Market Seeks Stability Amid Correction

The S&P 500 experienced a significant downturn, marking its worst week since March 2023, with a more than 5% drop from its 52-week high. This decline was largely attributed to concerns over persistently high inflation and the anticipation that the Federal Reserve might maintain elevated interest rates longer than previously expected. Despite these challenges, Monday saw an attempt at recovery, spurred by optimism for a short-term bounce, particularly as the market enters a week filled with earnings reports from major technology firms.

Analysts Predict Tactical Bounce, Caution Remains

Technical analysts, including JC O’Hara of Roth MKM, suggest that while a near-term market bounce is likely, the broader correction phase is not yet complete. O’Hara identifies potential support for the S&P 500 between 4,700-4,800, indicating a possible further decline before stabilization. Similarly, Oppenheimer’s Ari Wald and BTIG’s Jonathan Krinsky echo the sentiment of a tactical attractiveness in the market, yet they advise caution, suggesting the bottom may not be immediately forthcoming. Wald anticipates support at 4,800, with a true bottom several weeks away, while Krinsky sees a potential pullback to 4,700.

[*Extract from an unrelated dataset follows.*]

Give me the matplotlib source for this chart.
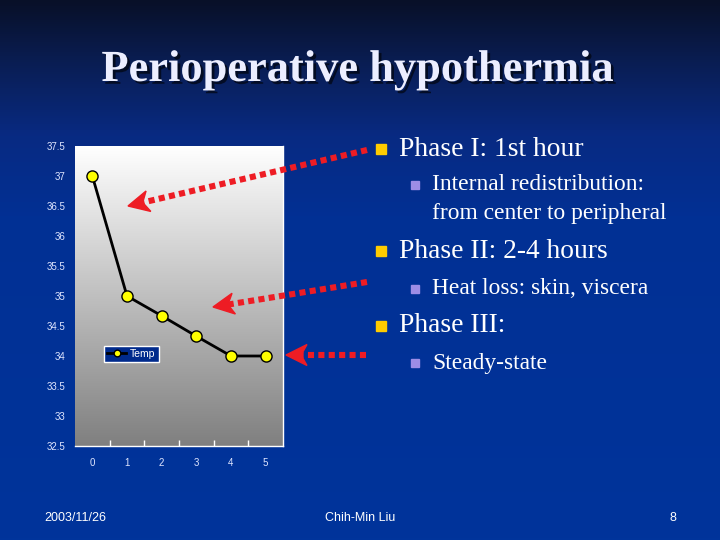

Earnings Season and Market Sentiment

The current earnings season is pivotal, with significant attention on the "Magnificent Seven" tech giants expected to drive S&P 500 profit growth. Despite a slight downgrade in 1Q earnings-per-share growth expectations, analysts remain optimistic about the potential for earnings to exceed lowered forecasts, potentially supporting a market rebound. This week, being the busiest for S&P 500 first-quarter earnings, will be crucial in determining the market's direction, with Tesla's earnings report being highly anticipated.

Street Views

  • JC O’Hara, Roth MKM (Neutral on the S&P 500):

    "Washed out and deep oversold conditions have not expanded to the point we feel confident a real low has been formed, even as a near-term bounce is likely... History suggests we are nearing a tactical low with a growing likelihood of a bounce developing. This may not be the optimal ‘low’ to buy, but selling at this point is not something we recommend."

  • Tom Lee, Fundstrat (Bullish on stocks):

    "I think as long as inflation tracks better than expected, I think we’re in a good position to rally."

  • Ari Wald, Oppenheimer (Neutral on the S&P 500):

    "Stocks appear tactically attractive... While we think the S&P may be within 2-4% of its correction low, the final inflection point may still be several weeks away... For now, investors should use down days opportunistically and keep near-term expectations balanced."

  • Jonathan Krinsky, BTIG (Neutral on the S&P 500):

    "We anticipate a bounce to materialize early this week... So far, the SPX’s correction stands at -5.9% on an intraday basis... While we don’t expect things to play out the same from here, it’s worth noting that a similar final drawdown would bring SPX to ~4700."